1. The problem statement, all variables and given/known data

do the following integrals converge?

i) $$\int_0^{1}\frac{dx}{x^{3/2}e^{x}}$$

ii) $$\int_0^{1}\frac{x}{\sqrt{1-x^{2}}}dx$$

3. The attempt at a solution

looking at them i can guess that they both diverge - proving this is the hard part - this is what i have got but it doesn't prove anything...

i) $$\frac{1}{x^{3/2}}$$$$\geq1$$

$$\frac{1}{x^{3/2}e^{x}}$$$$\geq{e^{-x}}$$

$$e^{-x}$$ converges

$$\frac{1}{e^{x}}$$$$\leq1$$

$$\frac{1}{x^{3/2}e^{x}}$$$$\leq{x^{-3/2}$$

$$x^{-3/2}$$ divereges

ii) $$x\leq1$$

$$\frac{x}{\sqrt{1-x^{2}}}$$$$\leq{\frac{1}{\sqrt{1-x^{2}}}$$

$${\frac{1}{\sqrt{1-x^{2}}}$$ diverges (cannot prove it though)

$${\frac{1}{\sqrt{1-x^{2}}}\geq1$$

$${\frac{x}{\sqrt{1-x^{2}}}$$$$\geq x$$

x converges

any help would be much appreciated.

Last edited: Mar 3, 2008
2. Mar 3, 2008

### e(ho0n3

I take your last statement above to mean that when you integrate both sides of the inequality with respect to x from 0 to 1, the right-hand side converges. That is true. Now what does that tell you about the left-hand side?

Again, what does that tell you about the left-hand side? Ditto for ii).

3. Mar 3, 2008

### Mattofix

maybe i'm missing something but not much because the left hand side is greater than the right, the right converges, this does not mean the same for the left - it might diverge.

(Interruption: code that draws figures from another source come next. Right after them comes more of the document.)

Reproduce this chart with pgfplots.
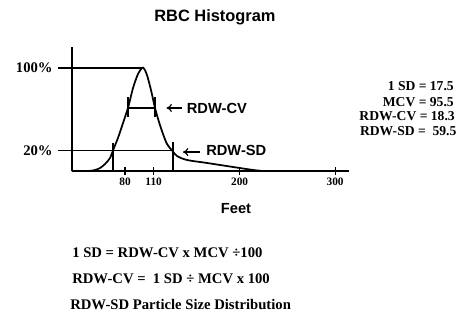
\documentclass[border=0pt]{standalone}
\usepackage{pgfplots}
\pgfplotsset{compat=1.18}
\usetikzlibrary{arrows.meta}
\usepackage{fontspec}
\setmainfont{Liberation Serif}
\newfontfamily\arial{Liberation Sans}
\begin{document}
\begin{tikzpicture}
\path (-54pt,-118.5pt) rectangle (301.5pt,128.25pt);
\begin{axis}[at={(0pt,0pt)}, anchor=south west, scale only axis,
 width=207.75pt, height=93pt,
 xmin=24.5, xmax=314.5, ymin=0, ymax=120.4,
 axis x line=bottom, axis y line=left,
 axis line style={line width=1.5pt,-},
 xtick={80,110,200,300}, ytick={20,100}, yticklabels={20\%,100\%},
 tick align=center, major tick length=6pt,
 xtick style={line width=0.8pt, black},
 ytick style={draw=none},
 /pgf/number format/assume math mode=true,
 xticklabel style={font=\bfseries\fontsize{8.5}{9}\selectfont, yshift=1.5pt},
 yticklabel style={font=\bfseries\fontsize{11}{12}\selectfont, xshift=-8pt},
 clip=false]
% distribution curve
\addplot[line width=1.3pt, smooth, tension=0.5] coordinates {
(24.5,0)(41.3,0)(48.6,1)(53.8,2.9)(59.1,6.8)(64.3,12.6)(67.4,20)(72.6,32)
(77.9,46.6)(83.1,61.2)(88.4,80.6)(93.6,94.2)(97.8,100)(99.9,99.5)(103,93.2)
(107.2,78.6)(111.4,61.2)(115.6,47.6)(119.8,35.9)(124,26.2)(129.2,20)(134.4,14.6)
(144.9,10.7)(165.8,7.8)(193.1,3.9)(214,1)(224.5,0)};
% reference lines
\addplot[line width=0.8pt] coordinates {(9.8,100)(97.8,100)};
\addplot[line width=0.8pt] coordinates {(9.8,20)(130.3,20)};
\addplot[line width=0.8pt] coordinates {(83.1,61.2)(111.4,61.2)};
\addplot[line width=0.8pt] coordinates {(83.1,52.4)(83.1,71.8)};
\addplot[line width=0.8pt] coordinates {(111.4,52.4)(111.4,71.8)};
\addplot[line width=0.9pt] coordinates {(67.4,0)(67.4,27)};
\addplot[line width=0.9pt] coordinates {(130.3,0)(130.3,28)};
% annotations
\draw[{To[length=4pt,width=6pt]}-, line width=0.9pt] (axis cs:123.5,61.2) -- (axis cs:139.5,61.2);
\node[anchor=west, inner sep=0pt, font=\arial\bfseries\fontsize{11}{12}\selectfont] at (axis cs:144.5,61.2) {RDW-CV};
\draw[{To[length=4pt,width=6pt]}-, line width=0.9pt] (axis cs:140.7,18.4) -- (axis cs:158.5,18.4);
\node[anchor=west, inner sep=0pt, font=\arial\bfseries\fontsize{11}{12}\selectfont] at (axis cs:164.8,20.4) {RDW-SD};
\end{axis}
\node[font=\arial\bfseries\fontsize{12.3}{14}\selectfont] at (107.25pt,115.5pt) {RBC Histogram};
\node[font=\arial\bfseries\fontsize{11}{13}\selectfont] at (123pt,-28.5pt) {Feet};
\begin{scope}[every node/.style={anchor=east, inner sep=0pt, font=\bfseries\fontsize{10.2}{12}\selectfont}]
\node at (286.5pt,63.75pt) {1 SD = 17.5};
\node at (286.5pt,51.75pt) {MCV = 95.5};
\node at (287.25pt,41.25pt) {RDW-CV = 18.3};
\node at (288.5pt,30pt) {RDW-SD = \ 59.5};
\end{scope}
\begin{scope}[every node/.style={anchor=west, inner sep=0pt, font=\bfseries\fontsize{11}{13}\selectfont}]
\node at (0pt,-61.5pt) {1 SD = RDW-CV x MCV ÷100};
\node at (0pt,-81pt) {RDW-CV = \ 1 SD ÷ MCV x 100};
\node at (-1.5pt,-100.5pt) {RDW-SD Particle Size Distribution};
\end{scope}
\end{tikzpicture}
\end{document}
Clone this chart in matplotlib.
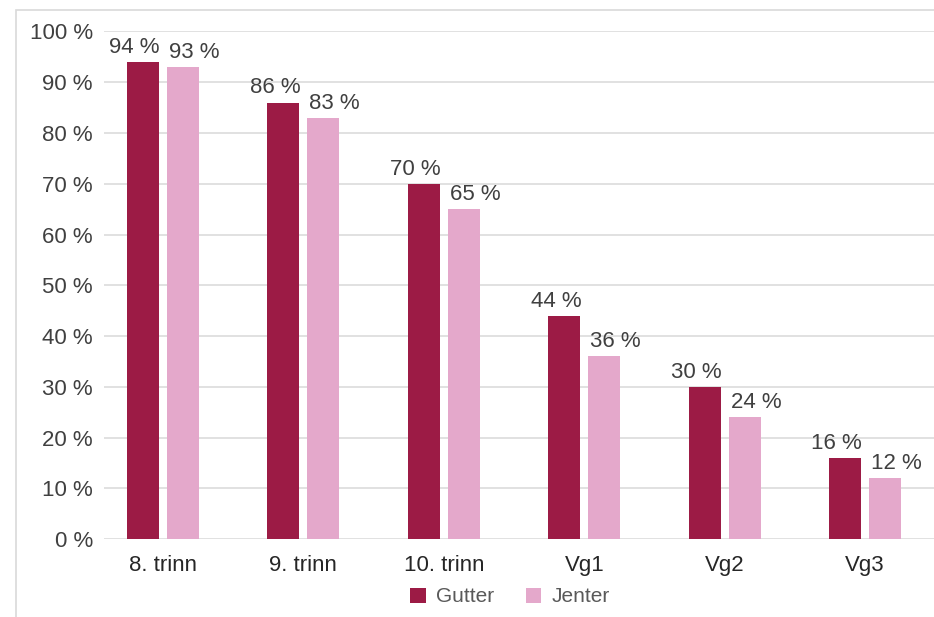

The same for all the others - the comparisions don't tell us much.

If all the inequalities were reversed then i wouldn’t have a problem.

i think...?

Last edited: Mar 3, 2008
4. Mar 3, 2008

### e(ho0n3

Yes. Exactly. You need to find an expression so that the inequalities are reversed.